Opini  

Prabowo, Neoliberalisme, dan Masa Depan Ekonomi Indonesia

Presiden Prabowo tegaskan sikap anti-neoliberalisme, kritik ketimpangan ekonomi, dan serukan pendidikan Pancasila untuk perubahan bangsa.
Prof. Yudhie Haryono, Ph.D (Foto: Dok. pribadi)

Opini, Semartara.News Presiden Prabowo dengan tegas menyatakan penolakannya terhadap paham ekonomi neoliberalisme. Menurutnya, sistem ini membuat kekayaan para kaum elit tidak pernah mengalir ke masyarakat kelas bawah. Data Badan Pusat Statistik (BPS) per Maret 2025 menunjukkan, tingkat ketimpangan di Indonesia—diukur melalui Gini Ratio—mencapai 0,375. Angka ini jelas bertolak belakang dengan amanat konstitusi yang menegaskan kewajiban negara untuk menyejahterakan seluruh rakyatnya.

Sikap anti-neoliberal Prabowo kerap digaungkan, disampaikan, bahkan dijadikan bahan kampanye. Namun, realisasinya di tingkat kebijakan masih jauh dari harapan. Pasalnya, hampir semua ekonom yang masuk dalam jajaran kabinetnya justru berhaluan neoliberal, dengan Sri Mulyani memegang peranan sentral.

Selama menjabat sebagai Menteri Keuangan, Sri Mulyani menerapkan kebijakan yang digambarkan sebagai “6 i”: investasi asing, intervensi, infiltrasi, inefisiensi, instabilisasi, dan invasi. Dampaknya, muncul “6 d” yang merugikan: de-indonesianisasi, de-nasionalisasi, de-rasionalisasi, de-moralisasi, de-inovasi teknologi, dan de-industrialisasi.

Bukti yang tampak jelas adalah maraknya kasus korupsi, mengakar kuatnya praktik KKN, serta posisi Indonesia yang masih bergantung pada ekspor bahan mentah dan impor barang jadi. Para penganut neoliberalisme dinilai sering melahirkan kebijakan yang mempersulit akses pendidikan, kesehatan, modal usaha, lapangan kerja, serta penegakan hukum bagi kelompok miskin dan rentan.

Akibat lebih dari setengah abad berada di bawah bayang-bayang neoliberalisme, pola masyarakat Indonesia terbagi menjadi tiga: kelas atas yang terjebak perilaku KKN, kelas menengah yang sibuk mengkritik, dan kelas bawah yang terus mengeluh. Potret ini diperkuat oleh lahirnya masyarakat “3 d”: distrust (tidak saling percaya), disorder (kekacauan), dan disobedient (tidak patuh).
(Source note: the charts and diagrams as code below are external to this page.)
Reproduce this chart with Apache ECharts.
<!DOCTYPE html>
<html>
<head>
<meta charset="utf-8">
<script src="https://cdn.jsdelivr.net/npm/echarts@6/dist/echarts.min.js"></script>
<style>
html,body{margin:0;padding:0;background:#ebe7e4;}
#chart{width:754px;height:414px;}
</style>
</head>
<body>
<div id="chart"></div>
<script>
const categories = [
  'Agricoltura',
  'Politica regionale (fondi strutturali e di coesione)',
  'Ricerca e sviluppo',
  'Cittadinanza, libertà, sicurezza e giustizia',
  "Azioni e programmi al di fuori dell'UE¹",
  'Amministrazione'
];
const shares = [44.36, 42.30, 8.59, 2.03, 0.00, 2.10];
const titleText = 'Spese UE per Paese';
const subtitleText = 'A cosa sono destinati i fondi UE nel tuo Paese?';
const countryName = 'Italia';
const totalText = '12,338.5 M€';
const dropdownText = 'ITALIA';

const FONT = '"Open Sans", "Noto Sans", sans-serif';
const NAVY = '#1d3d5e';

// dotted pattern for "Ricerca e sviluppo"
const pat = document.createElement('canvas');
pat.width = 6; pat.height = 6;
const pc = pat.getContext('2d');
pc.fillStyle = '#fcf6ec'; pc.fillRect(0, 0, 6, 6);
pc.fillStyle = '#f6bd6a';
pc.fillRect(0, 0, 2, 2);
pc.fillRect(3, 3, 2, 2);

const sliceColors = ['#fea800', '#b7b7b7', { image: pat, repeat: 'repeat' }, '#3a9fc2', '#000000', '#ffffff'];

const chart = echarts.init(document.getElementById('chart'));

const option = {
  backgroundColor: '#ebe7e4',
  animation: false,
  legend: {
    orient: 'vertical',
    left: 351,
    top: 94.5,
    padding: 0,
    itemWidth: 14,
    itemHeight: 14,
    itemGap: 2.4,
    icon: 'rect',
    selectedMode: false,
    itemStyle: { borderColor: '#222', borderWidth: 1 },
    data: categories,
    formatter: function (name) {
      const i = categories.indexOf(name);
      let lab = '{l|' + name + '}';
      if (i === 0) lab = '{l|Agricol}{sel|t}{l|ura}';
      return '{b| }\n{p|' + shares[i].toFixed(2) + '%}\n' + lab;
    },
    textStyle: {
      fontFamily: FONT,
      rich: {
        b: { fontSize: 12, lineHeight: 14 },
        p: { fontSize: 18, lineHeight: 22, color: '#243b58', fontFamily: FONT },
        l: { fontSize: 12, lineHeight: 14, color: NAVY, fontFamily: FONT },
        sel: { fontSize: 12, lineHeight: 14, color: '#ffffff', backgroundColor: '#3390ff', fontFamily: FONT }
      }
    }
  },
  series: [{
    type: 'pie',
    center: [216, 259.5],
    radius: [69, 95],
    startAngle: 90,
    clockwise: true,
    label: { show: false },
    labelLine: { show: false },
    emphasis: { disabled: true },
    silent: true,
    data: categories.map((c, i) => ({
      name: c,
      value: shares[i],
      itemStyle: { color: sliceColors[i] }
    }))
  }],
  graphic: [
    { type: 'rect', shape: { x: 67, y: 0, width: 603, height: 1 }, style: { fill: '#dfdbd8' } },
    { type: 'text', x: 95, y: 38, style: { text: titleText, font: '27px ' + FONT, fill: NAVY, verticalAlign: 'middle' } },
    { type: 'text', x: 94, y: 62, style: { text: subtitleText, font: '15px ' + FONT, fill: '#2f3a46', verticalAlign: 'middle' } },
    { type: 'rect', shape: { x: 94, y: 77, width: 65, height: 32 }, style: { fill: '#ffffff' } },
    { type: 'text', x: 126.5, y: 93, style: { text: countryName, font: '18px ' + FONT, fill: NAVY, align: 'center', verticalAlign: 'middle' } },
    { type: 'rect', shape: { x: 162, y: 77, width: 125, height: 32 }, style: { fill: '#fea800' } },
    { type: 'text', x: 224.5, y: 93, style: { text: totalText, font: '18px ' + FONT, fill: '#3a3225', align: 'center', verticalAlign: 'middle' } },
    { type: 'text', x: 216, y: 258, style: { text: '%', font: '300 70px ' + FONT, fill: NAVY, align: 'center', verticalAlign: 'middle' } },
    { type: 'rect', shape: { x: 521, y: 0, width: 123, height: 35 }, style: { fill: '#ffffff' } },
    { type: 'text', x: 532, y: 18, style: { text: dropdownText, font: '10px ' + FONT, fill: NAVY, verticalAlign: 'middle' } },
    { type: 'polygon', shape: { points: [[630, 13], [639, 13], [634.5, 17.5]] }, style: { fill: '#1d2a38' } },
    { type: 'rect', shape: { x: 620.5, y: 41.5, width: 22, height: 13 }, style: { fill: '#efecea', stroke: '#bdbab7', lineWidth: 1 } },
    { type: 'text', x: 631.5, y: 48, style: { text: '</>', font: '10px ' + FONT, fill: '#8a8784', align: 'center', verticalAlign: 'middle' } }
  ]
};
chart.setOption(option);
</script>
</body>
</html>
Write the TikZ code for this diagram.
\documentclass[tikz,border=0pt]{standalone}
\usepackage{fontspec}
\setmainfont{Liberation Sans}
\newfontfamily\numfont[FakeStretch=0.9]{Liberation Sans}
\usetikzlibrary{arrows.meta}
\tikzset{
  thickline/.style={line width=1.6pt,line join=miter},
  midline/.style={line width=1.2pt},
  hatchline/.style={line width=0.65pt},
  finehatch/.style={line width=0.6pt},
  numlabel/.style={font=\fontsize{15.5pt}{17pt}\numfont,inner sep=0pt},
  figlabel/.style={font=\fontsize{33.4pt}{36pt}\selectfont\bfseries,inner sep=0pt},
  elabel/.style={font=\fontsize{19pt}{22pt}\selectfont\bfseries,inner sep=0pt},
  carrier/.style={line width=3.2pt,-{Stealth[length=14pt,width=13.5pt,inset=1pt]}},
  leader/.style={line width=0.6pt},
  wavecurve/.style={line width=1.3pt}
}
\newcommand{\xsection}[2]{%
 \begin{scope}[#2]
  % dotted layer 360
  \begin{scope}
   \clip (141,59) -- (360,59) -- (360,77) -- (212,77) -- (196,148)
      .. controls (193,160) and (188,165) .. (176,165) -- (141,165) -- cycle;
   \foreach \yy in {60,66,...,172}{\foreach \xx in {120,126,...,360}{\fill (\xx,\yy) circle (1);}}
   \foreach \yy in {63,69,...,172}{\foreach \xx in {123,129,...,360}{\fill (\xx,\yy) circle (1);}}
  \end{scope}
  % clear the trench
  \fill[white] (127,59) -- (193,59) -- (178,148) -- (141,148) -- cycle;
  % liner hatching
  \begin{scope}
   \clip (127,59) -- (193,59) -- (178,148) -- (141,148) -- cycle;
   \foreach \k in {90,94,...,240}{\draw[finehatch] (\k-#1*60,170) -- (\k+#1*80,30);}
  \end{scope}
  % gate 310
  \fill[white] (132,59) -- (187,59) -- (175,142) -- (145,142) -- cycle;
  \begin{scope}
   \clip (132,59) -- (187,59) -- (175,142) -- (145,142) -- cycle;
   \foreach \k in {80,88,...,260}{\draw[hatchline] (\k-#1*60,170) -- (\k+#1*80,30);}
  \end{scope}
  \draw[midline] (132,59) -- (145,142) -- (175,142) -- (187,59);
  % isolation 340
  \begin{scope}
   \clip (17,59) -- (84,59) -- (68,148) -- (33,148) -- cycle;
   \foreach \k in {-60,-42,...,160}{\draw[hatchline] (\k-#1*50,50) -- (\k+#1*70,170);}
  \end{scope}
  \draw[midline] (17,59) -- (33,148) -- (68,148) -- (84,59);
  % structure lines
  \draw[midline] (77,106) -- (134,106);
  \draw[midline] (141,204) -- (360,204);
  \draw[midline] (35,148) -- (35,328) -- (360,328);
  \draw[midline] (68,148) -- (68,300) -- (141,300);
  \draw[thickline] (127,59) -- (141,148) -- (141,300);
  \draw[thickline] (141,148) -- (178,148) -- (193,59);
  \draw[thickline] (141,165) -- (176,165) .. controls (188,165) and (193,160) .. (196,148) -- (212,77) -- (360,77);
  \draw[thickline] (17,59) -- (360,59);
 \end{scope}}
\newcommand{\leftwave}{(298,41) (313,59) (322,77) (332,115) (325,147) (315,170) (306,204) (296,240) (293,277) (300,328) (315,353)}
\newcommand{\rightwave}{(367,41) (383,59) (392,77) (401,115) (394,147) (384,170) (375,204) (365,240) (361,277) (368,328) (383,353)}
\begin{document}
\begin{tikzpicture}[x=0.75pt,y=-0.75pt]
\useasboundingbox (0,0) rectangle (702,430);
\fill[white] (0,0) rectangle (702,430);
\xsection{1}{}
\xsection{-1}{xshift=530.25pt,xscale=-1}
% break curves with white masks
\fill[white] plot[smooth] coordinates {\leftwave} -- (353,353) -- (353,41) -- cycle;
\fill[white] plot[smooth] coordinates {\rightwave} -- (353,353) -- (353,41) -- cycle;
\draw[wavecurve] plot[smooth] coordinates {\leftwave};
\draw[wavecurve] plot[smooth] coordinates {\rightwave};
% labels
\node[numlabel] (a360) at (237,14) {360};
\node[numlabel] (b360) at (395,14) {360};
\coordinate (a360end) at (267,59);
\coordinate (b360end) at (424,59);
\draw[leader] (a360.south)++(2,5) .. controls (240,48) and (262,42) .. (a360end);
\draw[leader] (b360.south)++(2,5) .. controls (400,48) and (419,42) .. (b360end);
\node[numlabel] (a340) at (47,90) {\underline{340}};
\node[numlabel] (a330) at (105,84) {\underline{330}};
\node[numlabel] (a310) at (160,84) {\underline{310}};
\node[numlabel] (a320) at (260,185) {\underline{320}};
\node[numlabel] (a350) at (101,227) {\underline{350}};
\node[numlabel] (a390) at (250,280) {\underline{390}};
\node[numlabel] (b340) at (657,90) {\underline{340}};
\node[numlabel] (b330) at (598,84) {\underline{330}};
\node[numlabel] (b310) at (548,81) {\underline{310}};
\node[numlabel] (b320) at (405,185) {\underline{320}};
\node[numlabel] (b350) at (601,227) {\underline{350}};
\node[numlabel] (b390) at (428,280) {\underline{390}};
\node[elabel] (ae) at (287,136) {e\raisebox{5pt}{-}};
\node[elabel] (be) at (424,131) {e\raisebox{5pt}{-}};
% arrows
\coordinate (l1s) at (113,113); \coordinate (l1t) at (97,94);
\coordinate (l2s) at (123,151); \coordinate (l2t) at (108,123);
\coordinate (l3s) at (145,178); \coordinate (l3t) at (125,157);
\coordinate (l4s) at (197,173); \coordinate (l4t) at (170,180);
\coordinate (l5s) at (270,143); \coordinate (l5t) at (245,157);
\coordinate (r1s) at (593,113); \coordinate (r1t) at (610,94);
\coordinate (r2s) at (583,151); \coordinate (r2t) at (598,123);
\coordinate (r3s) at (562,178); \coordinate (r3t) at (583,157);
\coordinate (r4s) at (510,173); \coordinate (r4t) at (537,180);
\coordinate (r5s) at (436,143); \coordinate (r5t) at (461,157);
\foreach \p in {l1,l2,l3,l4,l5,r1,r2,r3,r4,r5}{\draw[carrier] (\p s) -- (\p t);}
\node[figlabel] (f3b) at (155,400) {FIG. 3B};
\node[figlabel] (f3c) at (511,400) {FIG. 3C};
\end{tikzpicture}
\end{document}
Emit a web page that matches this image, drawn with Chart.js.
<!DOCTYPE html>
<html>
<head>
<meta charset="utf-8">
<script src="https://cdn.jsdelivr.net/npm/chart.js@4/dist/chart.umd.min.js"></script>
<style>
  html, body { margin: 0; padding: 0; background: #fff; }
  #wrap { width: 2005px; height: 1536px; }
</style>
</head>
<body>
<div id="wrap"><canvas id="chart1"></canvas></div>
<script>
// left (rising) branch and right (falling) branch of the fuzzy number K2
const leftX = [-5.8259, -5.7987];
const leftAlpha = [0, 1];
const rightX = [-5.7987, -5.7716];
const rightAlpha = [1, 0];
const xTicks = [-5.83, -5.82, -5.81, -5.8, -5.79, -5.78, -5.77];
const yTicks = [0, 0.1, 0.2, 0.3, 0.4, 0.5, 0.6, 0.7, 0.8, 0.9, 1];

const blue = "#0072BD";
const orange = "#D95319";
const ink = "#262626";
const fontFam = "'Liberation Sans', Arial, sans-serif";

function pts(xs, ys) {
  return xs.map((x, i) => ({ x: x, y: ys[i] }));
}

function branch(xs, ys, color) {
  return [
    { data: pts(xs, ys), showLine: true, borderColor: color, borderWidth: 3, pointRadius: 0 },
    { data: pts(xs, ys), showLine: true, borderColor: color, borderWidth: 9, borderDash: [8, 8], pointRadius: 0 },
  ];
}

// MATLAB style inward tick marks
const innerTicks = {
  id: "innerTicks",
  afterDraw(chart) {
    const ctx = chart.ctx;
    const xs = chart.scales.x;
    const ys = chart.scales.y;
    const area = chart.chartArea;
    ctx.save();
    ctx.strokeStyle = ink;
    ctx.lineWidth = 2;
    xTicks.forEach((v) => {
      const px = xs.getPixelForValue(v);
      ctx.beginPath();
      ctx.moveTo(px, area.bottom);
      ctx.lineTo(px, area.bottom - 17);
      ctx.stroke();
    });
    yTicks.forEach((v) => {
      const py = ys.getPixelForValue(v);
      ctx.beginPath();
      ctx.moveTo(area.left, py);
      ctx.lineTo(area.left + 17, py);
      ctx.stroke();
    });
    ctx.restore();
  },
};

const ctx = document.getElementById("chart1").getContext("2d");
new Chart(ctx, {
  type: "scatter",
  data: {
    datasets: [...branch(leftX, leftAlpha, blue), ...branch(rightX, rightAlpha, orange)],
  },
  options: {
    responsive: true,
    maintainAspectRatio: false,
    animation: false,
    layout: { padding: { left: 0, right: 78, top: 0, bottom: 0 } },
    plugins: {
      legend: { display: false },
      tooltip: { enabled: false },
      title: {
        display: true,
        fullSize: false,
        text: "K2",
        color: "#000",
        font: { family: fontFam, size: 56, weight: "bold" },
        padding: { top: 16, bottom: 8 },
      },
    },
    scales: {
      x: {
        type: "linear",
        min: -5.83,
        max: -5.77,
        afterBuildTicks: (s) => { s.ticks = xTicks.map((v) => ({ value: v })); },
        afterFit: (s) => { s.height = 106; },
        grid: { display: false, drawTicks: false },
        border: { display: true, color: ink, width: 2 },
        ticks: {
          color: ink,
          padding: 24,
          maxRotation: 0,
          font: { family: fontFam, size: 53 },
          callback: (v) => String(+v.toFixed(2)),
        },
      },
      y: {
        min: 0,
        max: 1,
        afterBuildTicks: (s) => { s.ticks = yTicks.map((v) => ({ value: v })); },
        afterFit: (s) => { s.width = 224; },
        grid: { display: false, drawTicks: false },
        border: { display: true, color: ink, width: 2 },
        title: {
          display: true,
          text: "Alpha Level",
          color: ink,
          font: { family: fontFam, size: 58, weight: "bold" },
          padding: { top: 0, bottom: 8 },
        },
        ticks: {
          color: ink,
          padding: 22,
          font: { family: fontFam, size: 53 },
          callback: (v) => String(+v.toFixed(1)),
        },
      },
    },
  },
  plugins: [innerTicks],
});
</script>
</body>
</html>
Distrust society muncul karena budaya korupsi, ketidakadilan hukum, minimnya transparansi, dan pengkhianatan elit. Disorder society menggambarkan kekacauan sistem bernegara, baik secara sosial, politik, maupun mental, yang memicu keresahan, stres, hingga depresi pada warganya. Sementara disobedient society adalah perlawanan terhadap aturan yang berlaku, menjadi bibit bagi munculnya chaos dan potensi revolusi.

Kondisi ini mencerminkan defisitnya sosok negarawan yang menjadi teladan, kurangnya ilmuwan yang memberi solusi, dan absennya bangsawan yang berbuat kebajikan. Gambaran buram ini seolah menuntun bangsa menuju kemunduran peradaban.

Solusinya adalah memperkuat kembali pendidikan ke-Indonesiaan yang berlandaskan ipoleksosbudhankam Pancasila. Menyatukan barisan—dari hati, pikiran, ucapan, hingga tindakan—adalah proses yang berat namun penting. Ini adalah bentuk perjuangan yang mungkin tidak banyak orang mau jalani, karena kemenangan baru akan mengundang mereka untuk ikut serta, sementara kekalahan akan disambut dengan cemoohan.

Pada akhirnya, akan lahir banyak cerita, gugatan, dan kesaksian yang pantas diabadikan. Maka, mari bersiap berjalan bersama dalam semangat perubahan. Sebab, revolusi tidak memberi apa pun selain dirinya sendiri, dan tidak mengambil apa pun selain dari dirinya sendiri.